Anyway, after I did all this, and gave it a whirl, it surprisingly, for the first time so far, basically “just worked”. I had gotten my Joule to listen to my commands, and it obediently obliged.

After this, developing the view logic of the chrome extension was comparatively much more straightforward. And I even tried putting on my designer hat with material-ui to make it look pretty! And the circulator SDK was pretty great to work with, which made it pretty easy to add useful features to the chrome extension like live data/updates.

Original UI. I think this was pretty great tbh

Look at me, using design libraries and stuff!

Well, that’s about all I have to say. And if you’ve read this to the end, thanks. Let me know if you have any questions or thoughts.
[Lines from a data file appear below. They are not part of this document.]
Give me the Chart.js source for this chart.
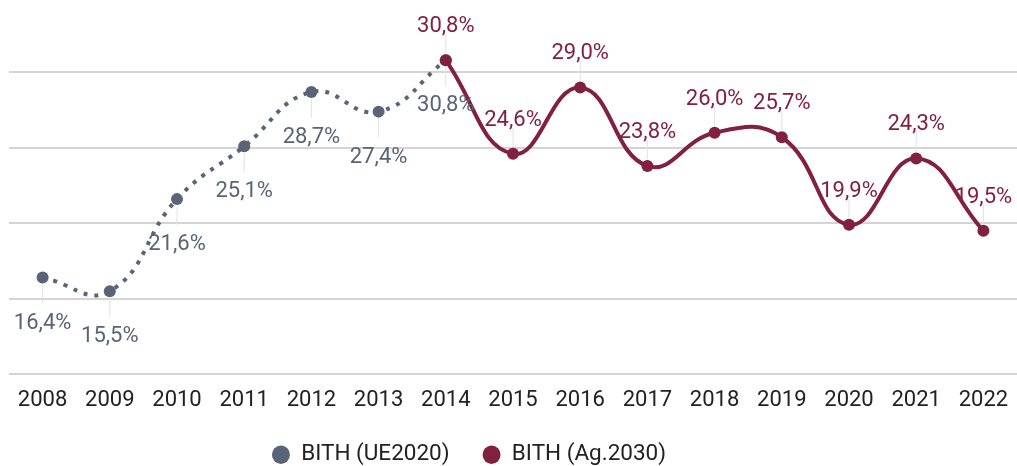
<!DOCTYPE html>
<html>
<head>
<meta charset="utf-8">
<script src="https://cdn.jsdelivr.net/npm/chart.js@4"></script>
<style>
  html, body { margin: 0; padding: 0; background: #fff; }
  #wrap { width: 1017px; height: 466px; }
</style>
</head>
<body>
<div id="wrap"><canvas id="chart"></canvas></div>
<script>
// Data
const years = ['2008', '2009', '2010', '2011', '2012', '2013', '2014', '2015', '2016', '2017', '2018', '2019', '2020', '2021', '2022'];
const ue2020 = [16.4, 15.5, 21.6, 25.1, 28.7, 27.4, 30.8, null, null, null, null, null, null, null, null];
const ag2030 = [null, null, null, null, null, null, 30.8, 24.6, 29.0, 23.8, 26.0, 25.7, 19.9, 24.3, 19.5];
const seriesNames = ['BITH (UE2020)', 'BITH (Ag.2030)'];

const GREY = '#596476', RED = '#82203f';

// Labels with small leader lines
const labelPlugin = {
    id: 'labels',
    afterDatasetsDraw(chart) {
        const ctx = chart.ctx;
        ctx.save();
        ctx.font = '22px Roboto';
        ctx.textAlign = 'center';
        ctx.textBaseline = 'alphabetic';
        chart.data.datasets.forEach((ds, di) => {
            const meta = chart.getDatasetMeta(di);
            const below = di === 0;
            meta.data.forEach((pt, i) => {
                const v = ds.data[i];
                if (v === null) return;
                const x = pt.x, y = pt.y;
                ctx.strokeStyle = '#e2e2e2';
                ctx.lineWidth = 1;
                ctx.beginPath();
                if (below) { ctx.moveTo(x, y + 7); ctx.lineTo(x, y + 26); }
                else { ctx.moveTo(x, y - 7); ctx.lineTo(x, y - 26); }
                ctx.stroke();
                ctx.fillStyle = ds.borderColor;
                const txt = v.toFixed(1).replace('.', ',') + '%';
                ctx.fillText(txt, x, below ? y + 51 : y - 28);
            });
        });
        ctx.restore();
    }
};

// legend sits a bit left of centre in the original
const legendShift = {
    id: 'legendShift',
    afterLayout(chart) {
        const l = chart.legend;
        l.left -= 44; l.right -= 44;
        l.top -= 16; l.bottom -= 16;
    }
};

new Chart(document.getElementById('chart'), {
    type: 'line',
    data: {
        labels: years,
        datasets: [
            { label: seriesNames[0], data: ue2020, borderColor: GREY, backgroundColor: GREY, borderWidth: 4, borderDash: [4, 7], pointRadius: 6, pointHoverRadius: 6, pointBorderWidth: 0, tension: 0.45, order: 2 },
            { label: seriesNames[1], data: ag2030, borderColor: RED, backgroundColor: RED, borderWidth: 4, pointRadius: 6, pointHoverRadius: 6, pointBorderWidth: 0, tension: 0.45, order: 1 }
        ]
    },
    options: {
        responsive: true,
        maintainAspectRatio: false,
        animation: false,
        layout: { autoPadding: false, padding: { left: 9, right: 0, top: 0, bottom: -26 } },
        scales: {
            x: {
                offset: true,
                grid: { display: false, drawTicks: false },
                border: { display: false },
                ticks: { color: '#222', font: { family: 'Roboto', size: 22 }, padding: 13 },
                afterFit: s => { s.paddingLeft = 0; s.paddingRight = 0; }
            },
            y: {
                display: true,
                min: 10, max: 34.8,
                border: { display: false },
                grid: { color: c => (c.tick && c.tick.value % 5 === 0) ? '#d4d4d4' : 'transparent', lineWidth: 2, drawTicks: false },
                ticks: { display: false, stepSize: 5 }
            }
        },
        plugins: {
            legend: {
                position: 'bottom',
                labels: {
                    usePointStyle: true, pointStyle: 'circle', boxHeight: 13, pointStyleWidth: 18, padding: 33,
                    color: '#222', font: { family: 'Roboto', size: 22.5 },
                    sort: (a, b) => a.datasetIndex - b.datasetIndex
                }
            },
            tooltip: { enabled: false }
        }
    },
    plugins: [labelPlugin, legendShift]
});
</script>
</body>
</html>
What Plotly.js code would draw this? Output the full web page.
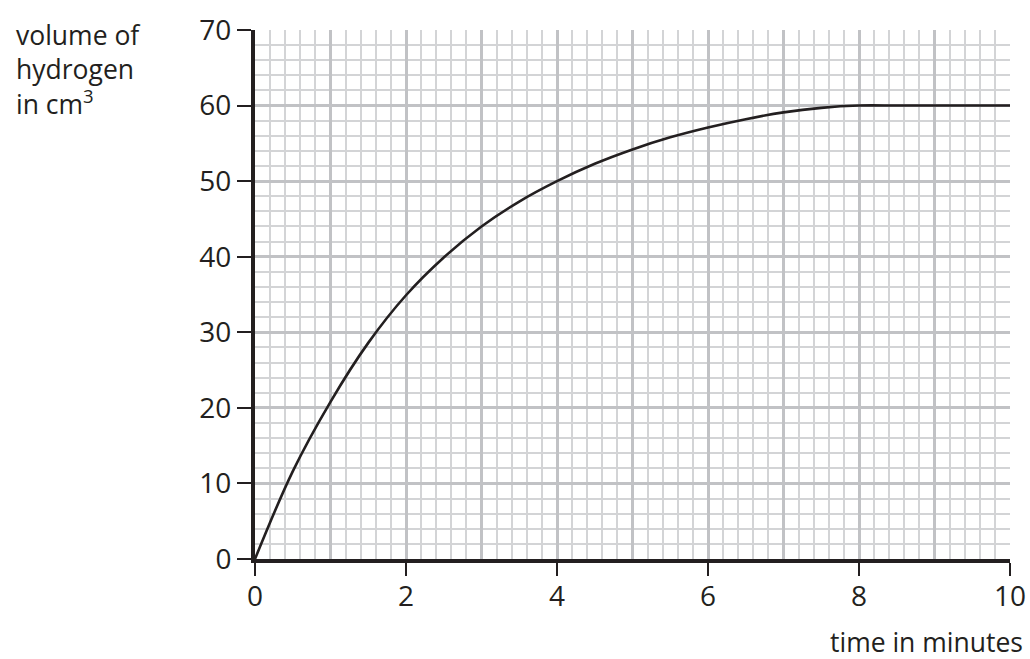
<!DOCTYPE html>
<html>
<head>
<meta charset="utf-8">
<script src="https://cdn.plot.ly/plotly-3.0.1.min.js"></script>
<style>html,body{margin:0;padding:0;background:#fff;}#chart{width:1030px;height:659px;}</style>
</head>
<body>
<div id="chart"></div>
<script>
// time in minutes
const timeMin = [0, 0.5, 1, 1.5, 2, 2.5, 3, 3.5, 4, 4.5, 5, 5.5, 6, 6.5, 7, 7.5, 8, 8.5, 9, 9.5, 10];
// volume of hydrogen in cm3
const volumeH2 = [0, 11.6, 20.8, 28.6, 34.9, 39.9, 44.0, 47.3, 50.0, 52.3, 54.2, 55.8, 57.1, 58.2, 59.1, 59.7, 60, 60, 60, 60, 60];
const xTickVals = [0, 2, 4, 6, 8, 10];
const xTickText = ['0', '2', '4', '6', '8', '10'];
const yTickVals = [0, 10, 20, 30, 40, 50, 60, 70];
const yTickText = ['0', '10', '20', '30', '40', '50', '60', '70'];
const yTitle = 'volume of<br>hydrogen<br>in cm<sup>3</sup>';
const xTitle = 'time in minutes';

const FONT = '"Open Sans", "DejaVu Sans", sans-serif';
const TXT = '#231f20';
const MAJOR = '#c1c2c5';
const MINOR = '#d3d4d6';

const traces = [
  {x: timeMin, y: volumeH2, xaxis: 'x2', yaxis: 'y', mode: 'lines',
   line: {color: 'rgba(0,0,0,0)', width: 0}, hoverinfo: 'skip', showlegend: false},
  {x: timeMin, y: volumeH2, xaxis: 'x', yaxis: 'y', mode: 'lines',
   line: {color: TXT, width: 2.6, shape: 'spline', smoothing: 1}, showlegend: false}
];

const annotations = [
  {xref: 'paper', yref: 'paper', x: -0.319, y: 1.029, xanchor: 'left', yanchor: 'top',
   align: 'left', showarrow: false, text: yTitle,
   font: {family: FONT, size: 26.5, color: TXT}},
  {xref: 'paper', yref: 'paper', x: 1.0199, y: -0.157, xanchor: 'right', yanchor: 'middle',
   showarrow: false, text: xTitle, font: {family: FONT, size: 26.5, color: TXT}}
];

const layout = {
  width: 1030, height: 659,
  margin: {l: 255, r: 20, t: 30, b: 100},
  paper_bgcolor: '#fff', plot_bgcolor: '#fff',
  font: {family: FONT, color: TXT, size: 28},
  showlegend: false,
  xaxis: {
    range: [0, 10], tickmode: 'array', tickvals: xTickVals, ticktext: xTickText,
    ticks: 'outside', ticklen: 13, tickwidth: 2, tickcolor: TXT, ticklabelstandoff: -4,
    showgrid: false, zeroline: false,
    showline: true, linecolor: TXT, linewidth: 4,
    tickfont: {family: FONT, size: 28, color: TXT}, fixedrange: true, layer: 'above traces'
  },
  xaxis2: {
    range: [0, 10], overlaying: 'x', anchor: 'y', side: 'bottom',
    tickmode: 'linear', tick0: 0, dtick: 1, showticklabels: false, ticks: '',
    showgrid: true, gridcolor: MAJOR, gridwidth: 3, zeroline: false, showline: false,
    minor: {tick0: 0, dtick: 0.2, showgrid: true, gridcolor: MINOR, gridwidth: 2, ticks: ''},
    fixedrange: true
  },
  yaxis: {
    range: [0, 70], tickmode: 'array', tickvals: yTickVals, ticktext: yTickText,
    ticks: 'outside', ticklen: 14, tickwidth: 2, tickcolor: TXT,
    showgrid: true, gridcolor: MAJOR, gridwidth: 3, zeroline: false,
    minor: {tick0: 0, dtick: 2, showgrid: true, gridcolor: MINOR, gridwidth: 2, ticks: ''},
    showline: true, linecolor: TXT, linewidth: 4,
    tickfont: {family: FONT, size: 28, color: TXT}, fixedrange: true, layer: 'above traces'
  },
  annotations: annotations
};

Plotly.newPlot('chart', traces, layout, {displayModeBar: false, staticPlot: true});
</script>
</body>
</html>
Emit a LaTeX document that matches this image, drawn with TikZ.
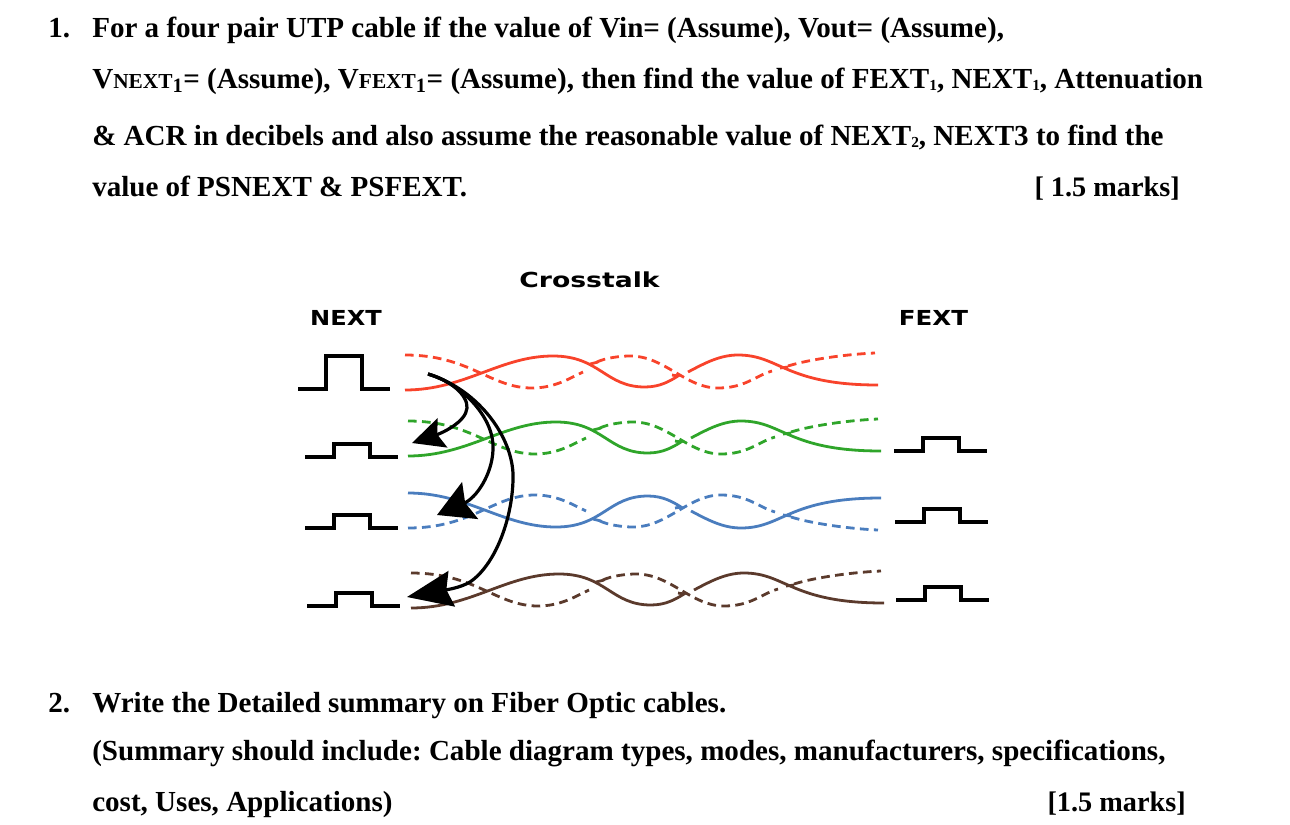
\documentclass[tikz,border=0pt]{standalone}
\usepackage{fontspec}
\setmainfont{Liberation Serif}
\newfontfamily\labelfont{DejaVu Sans}
\usetikzlibrary{arrows.meta}

\definecolor{wirered}{HTML}{F8432B}
\definecolor{wiregreen}{HTML}{2FA52A}
\definecolor{wireblue}{HTML}{4A7DBE}
\definecolor{wirebrown}{HTML}{5B3A2C}

\newcommand{\smallcap}[1]{{\fontsize{16}{18}\selectfont #1}}
\newcommand{\lowfig}[1]{\raisebox{-2pt}{\fontsize{11.5}{12}\selectfont #1}}

\tikzset{
    textline/.style={anchor=base west, inner sep=0pt, font=\fontsize{21.8}{24}\selectfont\bfseries},
    textright/.style={inner sep=0pt, anchor=base east, font=\fontsize{21.2}{24}\selectfont\bfseries},
    picturelabel/.style={inner sep=0pt, font=\fontsize{15.5}{18}\selectfont\labelfont\bfseries, transform shape},
    pulseline/.style={draw=black, line width=2.4pt, line join=miter},
    solidwire/.style={line width=2.1pt},
    dashwire/.style={line width=2.1pt, dash pattern=on 6.5pt off 4pt},
    crossarrow/.style n args={2}{line width=2.4pt, -{Stealth[length=#1, width=#2, inset=4pt]}}
}

\begin{document}
\frenchspacing
\begin{tikzpicture}[x=0.75pt, y=-0.75pt]
        \useasboundingbox (0,0) rectangle (1290,825);

        \node[textline] (num1) at (48,37) {1.};
        \node[textline] (line1) at (92,37) {For a four pair UTP cable if the value of Vin= (Assume), Vout= (Assume),};
        \node[textline] (line2) at (92,88) {V\smallcap{NEXT}\textsubscript{1}= (Assume), V\smallcap{FEXT}\textsubscript{1}= (Assume), then find the value of FEXT\lowfig{1}, NEXT\lowfig{1}, Attenuation};
        \node[textline] (line3) at (92,145) {\& ACR in decibels and also assume the reasonable value of NEXT\lowfig{2}, NEXT3 to find the};
        \node[textline] (line4) at (92,196) {value of PSNEXT \& PSFEXT.};
        \node[textright] (marks1) at (1180,196) {[ 1.5 marks]};

        \node[textline] (num2) at (48,712) {2.};
        \node[textline] (line5) at (92,712) {Write the Detailed summary on Fiber Optic cables.};
        \node[textline] (line6) at (92,760) {(Summary should include: Cable diagram types, modes, manufacturers, specifications,};
        \node[textline] (line7) at (92,811) {cost, Uses, Applications)};
        \node[textright] (marks2) at (1186,811) {[1.5 marks]};

        \node[picturelabel, xscale=1.29] (crosstalk) at (589.5,280) {Crosstalk};
        \node[picturelabel, xscale=1.165] (next) at (346,318) {NEXT};
        \node[picturelabel, xscale=1.186] (fext) at (933.5,318) {FEXT};

        % pulses
        \draw[pulseline] (298,389) -- ++(28,0) -- ++(0,-33) -- ++(36,0) -- ++(0,33) -- ++(28,0);
        \foreach \px/\py in {305/457, 305/528, 307/606, 894/451, 895/522, 896/600}
            \draw[pulseline] (\px,\py) -- ++(29,0) -- ++(0,-13) -- ++(36,0) -- ++(0,13) -- ++(28,0);

        % pairs
        \foreach \col/\dx/\cy/\fl in {wirered/0/371/1, wiregreen/3/437/1, wireblue/3/512/-1, wirebrown/6/589/1} {
            \begin{scope}[shift={(\dx,\cy)}, yscale=\fl, draw=\col]
                \draw[solidwire] (405,19) .. controls (465,19) and (500,-15) .. (553,-15)
                    .. controls (600,-15) and (605,16) .. (645,16)
                    .. controls (660,16) and (670,10) .. (678,5) -- (672,4);
                \draw[solidwire] (688,1) .. controls (705,-8) and (720,-16) .. (738,-16)
                    .. controls (780,-16) and (785,14) .. (878,14);
                \draw[solidwire] (590,-7) -- (598,-9);
                \draw[solidwire] (780,-3) -- (788,-4);
                \draw[dashwire] (405,-16) .. controls (470,-16) and (490,17) .. (532,17)
                    .. controls (555,17) and (570,7) .. (583,1);
                \draw[dashwire] (597,-9) .. controls (605,-13) and (620,-15) .. (630,-15)
                    .. controls (665,-15) and (685,17) .. (718,17)
                    .. controls (745,17) and (755,5) .. (772,0);
                \draw[dashwire] (788,-5) .. controls (810,-12) and (850,-17) .. (875,-18);
            \end{scope}
        }

        % arrows
        \coordinate (source) at (428,374);
        \coordinate (tipa) at (412,443);
        \coordinate (tipb) at (437,515);
        \coordinate (tipc) at (407,597);
        \draw[crossarrow={24pt}{23pt}] (source) .. controls (450,380) and (468,395) .. (467,408)
            .. controls (466,422) and (442,433) .. (tipa);
        \draw[crossarrow={27pt}{30pt}] (source) .. controls (465,385) and (495,420) .. (493,450)
            .. controls (492,475) and (476,498) .. (tipb);
        \draw[crossarrow={34pt}{27pt}] (source) .. controls (480,390) and (515,440) .. (513,480)
            .. controls (512,520) and (495,565) .. (470,582)
            .. controls (460,588) and (445,590) .. (tipc);
\end{tikzpicture}
\end{document}
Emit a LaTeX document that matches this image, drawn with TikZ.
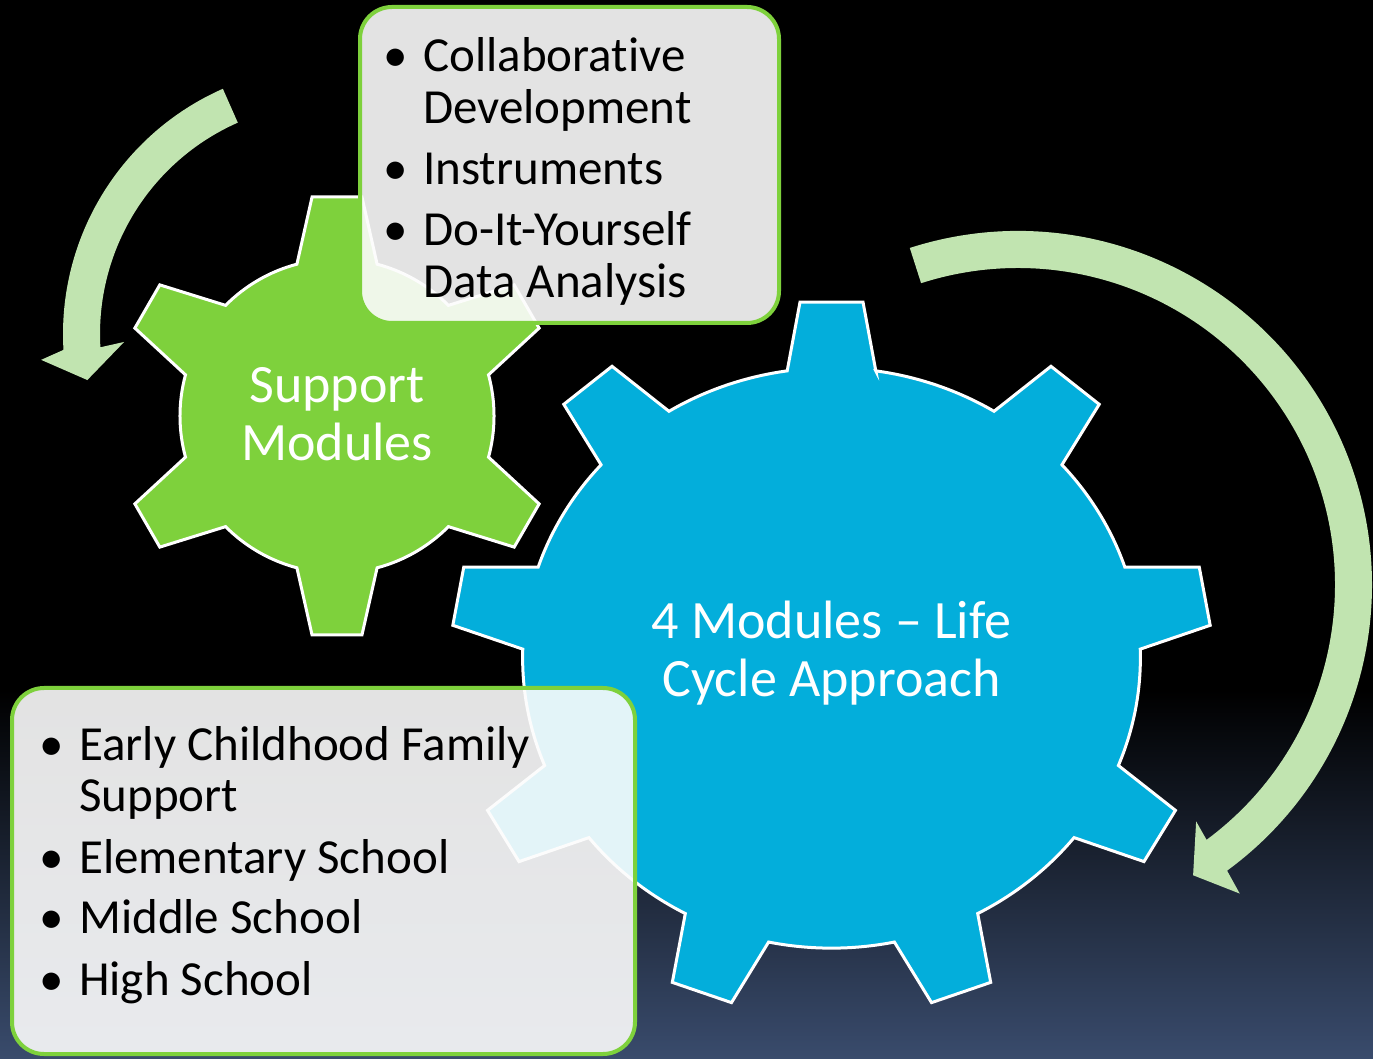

Other interesting discoveries:

• There’s a secret developer menu in the app. I won’t tell you how to get access though, you’ll have to figure it out yourself ;)
• The max temperature is dynamically set to avoid a roiling boil. The Joule has an on board pressure sensor to figure this out! I thought this was really cool and shows off some of the unexpected engineering that goes into hardware like the Joule.
• After a while of staring at uglified code, you realize that the uglifier does some pretty curious things, like: turning if/else statements to ternary operations; converting multiple lines into a single massive return statement; etc. Or at least, I assume ChefSteps engineers don’t write their code that way :) It’d be interesting to see a javascript beautifier that can make more human readable code that can also undo each of these uglify.js strategies. Or maybe they already do this, and I’m just unaware.